From Progarchives.com, the ultimate progressive rock music website

sukmytoe
2 stars By this time along the road of Marillion's studio discography I was growing more than a little disappointed with the band. Their music seemed to be changing lanes drastically into light, if pleasant, pop / rock territory with the last release. I was hoping that this album would change that and put the band back on track to what I thought I should be hearing from them.

"Man of a Thousand Faces" - Starts off in a very light vein with voice and acoustic guitar before heading to anthemic "sing along" folk rock. A pleasant 7 mins and thirty one seconds but not magical. Mosley purely takes the band through the motions regarding the drums. No stunning Rothery lead breaks here.

"One Fine Day" - Starts of in very light bluesy, smokey fashion. I like this but again it's not magical - it's miles away from the Marillion that I loved up until and including "Seasons End".

"80 days" - Voice and acoustic guitar start again. Light hearted country / rock / pop thing that I could imagine "America" or "Poco" doing. Pleasant enough.

"Estonia" - Starts off very softly - back into smokey territory. At this stage in the album the band is starting to sound very formulaic to me and its hard not to simply skip ahead to the next track.

"Memory of Water" - Nice, mournful, almost vocal only start until the cello comes in. I like Hogarth on this one.

"An accidental Man" - I like the start of this one. It is an ok, pleasant track but again nothing special by any stretch of the imagination. About two thirds of the way in it incorporates some nice organ keyboard work. Goes on way too long though.

"Hope for the Future" - Light bluesy track before going into a kind of "Lou Reed" bass rythm kind of thing and then seguing into calypso carribean territory. It is interesting but I can't say that I love it.

"This Strange Engine" - Starts off with that light smokey atmosphere before seguing into the hardest rock of the album accompanied by some nice keyboard work. A third of the way in it slows again (I'm drawn in at this stage). Some nice Sax halfway in with some soaring Rothery lead work. From then onward the track kind of loses way and goes on too long with some typical Hogarth emotive hollering.

I will not be spooling this album up again in a hurry.

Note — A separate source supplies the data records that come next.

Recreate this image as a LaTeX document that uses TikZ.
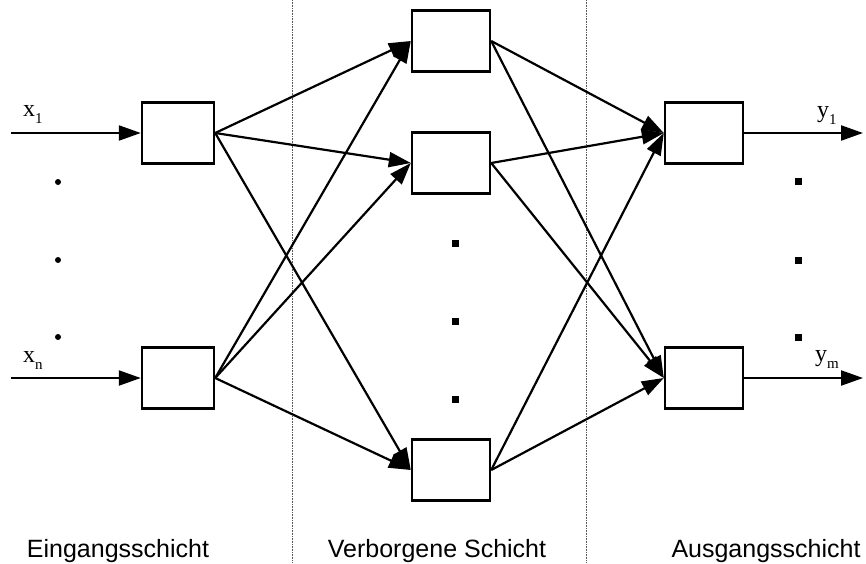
\documentclass[tikz,border=0pt]{standalone}
\usepackage{fontspec}
\setmainfont{Liberation Serif}
\newfontfamily\labelfont{Liberation Sans}
\usetikzlibrary{arrows.meta}
\newcommand{\lowsub}[1]{\raisebox{-7.5pt}{\fontsize{15}{15}\selectfont #1}}
\begin{document}
\begin{tikzpicture}[x=1pt,y=-1pt,
  unit/.style={draw,line width=2.4pt,fill=white,inner sep=0pt},
  inbox/.style={unit,minimum width=72pt,minimum height=61pt},
  hidbox/.style={unit,minimum width=78pt,minimum height=61pt},
  conn/.style={line width=2.2pt,-{Triangle[length=22pt,width=15pt]}},
  sep/.style={line width=0.6pt,densely dotted,gray!70!black},
  layerlabel/.style={font=\labelfont\fontsize{25}{25}\selectfont,anchor=base},
  varlabel/.style={font=\fontsize{24}{24}\selectfont,anchor=base west,inner sep=0pt},
  rdot/.style={circle,fill,inner sep=0pt,minimum size=6pt},
  sdot/.style={rectangle,fill,inner sep=0pt,minimum size=7pt}]
\useasboundingbox (0,0) rectangle (866,563);
% separators
\coordinate (s1t) at (292,0); \coordinate (s1b) at (292,563);
\coordinate (s2t) at (586,0); \coordinate (s2b) at (586,563);
\draw[sep] (s1t) -- (s1b);
\draw[sep] (s2t) -- (s2b);
% boxes
\node[inbox] (i1) at (178,133) {};
\node[inbox] (i2) at (178,378) {};
\node[hidbox] (h1) at (451,41) {};
\node[hidbox] (h2) at (451,163) {};
\node[hidbox] (h3) at (451,470) {};
\node[hidbox] (o1) at (704,133) {};
\node[hidbox] (o2) at (704,378) {};
% inputs and outputs
\coordinate (xin1) at (11,133);
\coordinate (xin2) at (11,378);
\coordinate (yout1) at (863,133);
\coordinate (yout2) at (863,378);
\draw[conn] (xin1) -- (i1.west);
\draw[conn] (xin2) -- (i2.west);
\draw[conn] (o1.east) -- (yout1);
\draw[conn] (o2.east) -- (yout2);
% input -> hidden
\foreach \a in {i1,i2}{
  \foreach \b in {h1,h2,h3}{
    \draw[conn] (\a.east) -- (\b.west);
  }
}
% hidden -> output
\foreach \a in {h1,h2,h3}{
  \foreach \b in {o1,o2}{
    \draw[conn] (\a.east) -- (\b.west);
  }
}
% variable labels
\node[varlabel] (lx1) at (23,116) {x\lowsub{1}};
\node[varlabel] (lxn) at (23,362) {x\lowsub{n}};
\node[varlabel] (ly1) at (817,117) {y\lowsub{1}};
\node[varlabel] (lym) at (815,361) {y\lowsub{m}};
% ellipsis dots
\node[rdot] (d1) at (58,182) {};
\node[rdot] (d2) at (58,260) {};
\node[rdot] (d3) at (58,337) {};
\node[sdot] (e1) at (455,243) {};
\node[sdot] (e2) at (455,321) {};
\node[sdot] (e3) at (455,399) {};
\node[sdot] (f1) at (798,181) {};
\node[sdot] (f2) at (798,260) {};
\node[sdot] (f3) at (798,337) {};
% layer labels
\node[layerlabel] (L1) at (118,557) {Eingangsschicht};
\node[layerlabel] (L2) at (437,557) {Verborgene Schicht};
\node[layerlabel] (L3) at (766,557) {Ausgangsschicht};
\end{tikzpicture}
\end{document}
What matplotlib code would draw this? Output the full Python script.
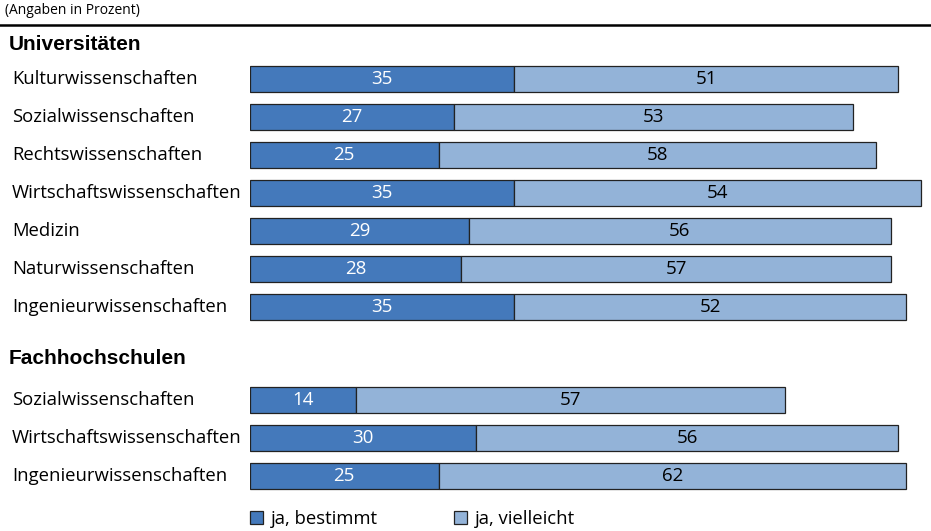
import matplotlib
matplotlib.use("Agg")
import matplotlib.pyplot as plt
import matplotlib.transforms as mtrans
from matplotlib.lines import Line2D
from matplotlib.patches import Patch

# DATA
uni_labels = ["Kulturwissenschaften", "Sozialwissenschaften", "Rechtswissenschaften",
              "Wirtschaftswissenschaften", "Medizin", "Naturwissenschaften",
              "Ingenieurwissenschaften"]
uni_bestimmt = [35, 27, 25, 35, 29, 28, 35]
uni_vielleicht = [51, 53, 58, 54, 56, 57, 52]

fh_labels = ["Sozialwissenschaften", "Wirtschaftswissenschaften", "Ingenieurwissenschaften"]
fh_bestimmt = [14, 30, 25]
fh_vielleicht = [57, 56, 62]

series_names = ["ja, bestimmt", "ja, vielleicht"]

# STYLE
dark = "#4479BB"
light = "#93B3D8"
edge = "#222222"
font = ["Open Sans", "DejaVu Sans"]
W, H = 931, 531

fig = plt.figure(figsize=(W / 100, H / 100), dpi=100)
# axes from bar start (x=250px) to right edge, full height
ax = fig.add_axes([250 / W, 0, 1 - 250 / W, 1])
ax.set_xlim(0, (W - 250) / 7.54)
# row r sits at pixel 79 + 38*r
ax.set_ylim((H - 79) / 38, -79 / 38)
ax.axis("off")

rows_uni = list(range(len(uni_labels)))
rows_fh = [8.45 + i for i in range(len(fh_labels))]

rows = rows_uni + rows_fh
labels = uni_labels + fh_labels
best = uni_bestimmt + fh_bestimmt
viel = uni_vielleicht + fh_vielleicht

bh = 0.7
ax.barh(rows, best, height=bh, color=dark, edgecolor=edge, linewidth=0.9)
ax.barh(rows, viel, left=best, height=bh, color=light, edgecolor=edge, linewidth=0.9)

lab_tr = mtrans.blended_transform_factory(fig.transFigure, ax.transData)
for r, lab, b, v in zip(rows, labels, best, viel):
    ax.text(b / 2, r, str(b), ha="center", va="center", color="white",
            fontsize=13.5, family=font)
    ax.text(b + v / 2, r, str(v), ha="center", va="center", color="black",
            fontsize=13.5, family=font)
    ax.text(12 / W, r, lab, transform=lab_tr, ha="left", va="center",
            fontsize=13.3, family=font, clip_on=False)

# group headers
ax.text(9 / W, (44 - 79) / 38, "Universitäten", transform=lab_tr, ha="left", va="center",
        fontsize=15, fontweight="bold", family="Liberation Sans")
ax.text(9 / W, (358 - 79) / 38, "Fachhochschulen", transform=lab_tr, ha="left", va="center",
        fontsize=15, fontweight="bold", family="Liberation Sans")

# top note and rule
fig.text(5 / W, 1 - 11 / H, "(Angaben in Prozent)", ha="left", va="center",
         fontsize=10, family=font)
fig.add_artist(Line2D([0, 1], [1 - 24.5 / H, 1 - 24.5 / H], color="black", linewidth=1.8,
                      transform=fig.transFigure))

# legend
handles = [Patch(facecolor=dark, edgecolor=edge, linewidth=0.9),
           Patch(facecolor=light, edgecolor=edge, linewidth=0.9)]
fig.legend(handles, series_names, loc="center left", bbox_to_anchor=(233 / W, 1 - 519 / H),
           ncol=2, frameon=False, handlelength=0.75, handleheight=0.75, handletextpad=0.4,
           columnspacing=4.1, prop={"family": font, "size": 13.3})

fig.savefig("out.png", dpi=100)
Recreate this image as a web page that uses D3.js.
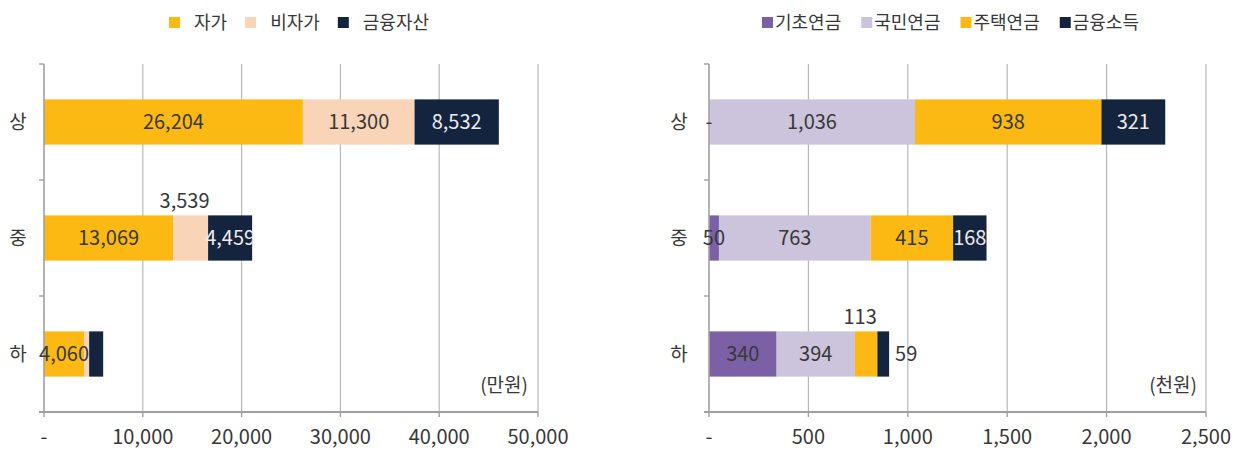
<!DOCTYPE html>
<html><head><meta charset="utf-8">
<script src="https://cdn.jsdelivr.net/npm/d3@7/dist/d3.min.js"></script>
<style>
body{margin:0;background:#fff;}
svg{display:block;font-family:"Noto Sans CJK KR","Noto Sans",sans-serif;}
</style></head>
<body><svg id="c" width="1240" height="450"></svg>
<script>
// ---------- data ----------
const categories = ["상", "중", "하"];

// left chart (만원)
const assetSeries = ["자가", "비자가", "금융자산"];
const assetColors = ["#FDB913", "#F9D4B7", "#15243E"];
const ownHome   = [26204, 13069, 4060];
const nonHome   = [11300, 3539, 510];
const finAsset  = [8532, 4459, 1420];
const assetTicks = [0, 10000, 20000, 30000, 40000, 50000];
const assetLabelPos = [ // per category, per series
  ["in", "in", "in"],
  ["in", "above", "in"],
  ["in", "none", "none"]
];
const assetUnit = "(만원)";

// right chart (천원)
const incomeSeries = ["기초연금", "국민연금", "주택연금", "금융소득"];
const incomeColors = ["#7B60A6", "#CCC3DC", "#FDB913", "#15243E"];
const basicPension    = [0, 50, 340];
const nationalPension = [1036, 763, 394];
const housingPension  = [938, 415, 113];
const finIncome       = [321, 168, 59];
const incomeTicks = [0, 500, 1000, 1500, 2000, 2500];
const incomeLabelPos = [
  ["in", "in", "in", "in"],
  ["in", "in", "in", "in"],
  ["in", "in", "above", "right"]
];
const incomeUnit = "(천원)";

// ---------- drawing ----------
const svg = d3.select("#c");
const fmt = v => v === 0 ? "-" : d3.format(",")(v);
const textCol = "#383838";
const numSize = 20;

function drawChart(cfg, idx) {
  const g = svg.append("g");
  const x = d3.scaleLinear().domain([0, cfg.ticks[cfg.ticks.length - 1]]).range(cfg.xr);
  const y = d3.scaleBand().domain(categories).range([64, 412]).paddingInner(0.61).paddingOuter(0.305);
  const yTop = 64, yBot = 412;

  // gridlines
  g.selectAll(".grid").data(cfg.ticks.slice(1)).join("line")
    .attr("x1", d => x(d)).attr("x2", d => x(d))
    .attr("y1", yTop).attr("y2", yBot)
    .attr("stroke", "#B8B8B8").attr("stroke-width", 1.2);

  // stacked data
  const rows = categories.map((c, i) => {
    let acc = 0;
    return cfg.values.map((arr, s) => {
      const seg = {cat: c, ci: i, s, v: arr[i], x0: acc, x1: acc + arr[i]};
      acc += arr[i];
      return seg;
    });
  });
  const segs = rows.flat();

  g.selectAll(".bar").data(segs).join("rect")
    .attr("x", d => x(d.x0)).attr("width", d => x(d.x1) - x(d.x0))
    .attr("y", d => y(d.cat)).attr("height", y.bandwidth())
    .attr("fill", d => cfg.colors[d.s]);

  // axes
  const ax = g.append("g");
  ax.append("line").attr("x1", x(0)).attr("x2", x(0)).attr("y1", yTop).attr("y2", yBot)
    .attr("stroke", "#A0A0A0").attr("stroke-width", 1.6);
  const bounds = [yTop, ...categories.slice(1).map(c => y(c) - y.step() * y.paddingInner() / 2)];
  ax.selectAll(".yt").data(bounds).join("line")
    .attr("x1", x(0) - 5).attr("x2", x(0)).attr("y1", d => d).attr("y2", d => d)
    .attr("stroke", "#A0A0A0").attr("stroke-width", 1.4);
  ax.append("line").attr("x1", x(0) - 5).attr("x2", x(cfg.ticks[cfg.ticks.length - 1]))
    .attr("y1", yBot).attr("y2", yBot).attr("stroke", "#A0A0A0").attr("stroke-width", 2);
  ax.selectAll(".xt").data(cfg.ticks).join("line")
    .attr("x1", d => x(d)).attr("x2", d => x(d)).attr("y1", yBot).attr("y2", yBot + 5)
    .attr("stroke", "#A0A0A0").attr("stroke-width", 1.4);
  ax.selectAll(".xl").data(cfg.ticks).join("text")
    .attr("x", d => x(d)).attr("y", 444).attr("text-anchor", "middle")
    .attr("font-size", numSize).attr("fill", textCol).text(fmt);

  // category labels
  g.selectAll(".cl").data(categories).join("text")
    .attr("x", x(0) - cfg.catGap).attr("y", d => y(d) + y.bandwidth() / 2 + 7)
    .attr("text-anchor", "middle").attr("font-size", 19).attr("fill", textCol).text(d => d);

  // clip paths per row
  rows.forEach((r, i) => {
    svg.append("clipPath").attr("id", `clip${idx}_${i}`).append("rect")
      .attr("x", 0).attr("y", 0).attr("width", x(r[r.length - 1].x1)).attr("height", 450);
  });

  // labels
  segs.forEach(d => {
    const pos = cfg.labelPos[d.ci][d.s];
    if (pos === "none") return;
    const cx = (x(d.x0) + x(d.x1)) / 2;
    const cy = y(d.cat) + y.bandwidth() / 2;
    const t = g.append("text").attr("font-size", numSize).text(fmt(d.v));
    if (pos === "in") {
      t.attr("x", cx).attr("y", cy + 7).attr("text-anchor", "middle")
        .attr("fill", d.s === cfg.values.length - 1 ? "#EDEDED" : textCol)
        .attr("clip-path", `url(#clip${idx}_${d.ci})`);
    } else if (pos === "above") {
      t.attr("x", cx - 6).attr("y", y(d.cat) - 7).attr("text-anchor", "middle").attr("fill", textCol);
    } else if (pos === "right") {
      t.attr("x", x(d.x1) + 6).attr("y", cy + 7).attr("text-anchor", "start").attr("fill", textCol);
    }
  });

  // unit
  g.append("text").attr("x", cfg.unitX).attr("y", 392).attr("text-anchor", "end")
    .attr("font-size", 19).attr("fill", textCol).text(cfg.unit);

  // legend
  const lg = g.append("g");
  let lx = cfg.legendX;
  cfg.series.forEach((s, i) => {
    lg.append("rect").attr("x", lx).attr("y", 17).attr("width", 11).attr("height", 11).attr("fill", cfg.colors[i]);
    const t = lg.append("text").attr("x", lx + cfg.legendTextGap).attr("y", 29)
      .attr("font-size", 18).attr("fill", textCol).text(s);
    lx += cfg.legendTextGap + t.node().getComputedTextLength() + cfg.legendGap;
  });
}

drawChart({
  series: assetSeries, colors: assetColors, values: [ownHome, nonHome, finAsset],
  ticks: assetTicks, xr: [44, 538], labelPos: assetLabelPos, unit: assetUnit, unitX: 528,
  catGap: 26, legendX: 169, legendTextGap: 25, legendGap: 18
}, 0);

drawChart({
  series: incomeSeries, colors: incomeColors, values: [basicPension, nationalPension, housingPension, finIncome],
  ticks: incomeTicks, xr: [709, 1206], labelPos: incomeLabelPos, unit: incomeUnit, unitX: 1197,
  catGap: 30, legendX: 762, legendTextGap: 13, legendGap: 20
}, 1);
</script>
</body></html>
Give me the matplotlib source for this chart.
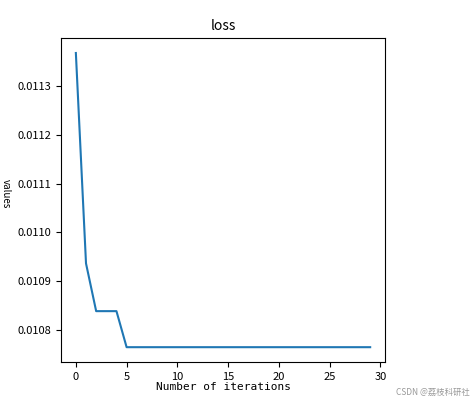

It is pleasant for the most part but there is nothing in it of any importance whatsoever. There is a hidden track which features laughing and piano if you wait awhile after "This Strange Engine" has finished. I can't help wondering what the laughter is about - perhaps the betrayal that this album is? I'm not impressed at all and I remember thinking to myself that I was done with the band for good. A 2 star rating from me.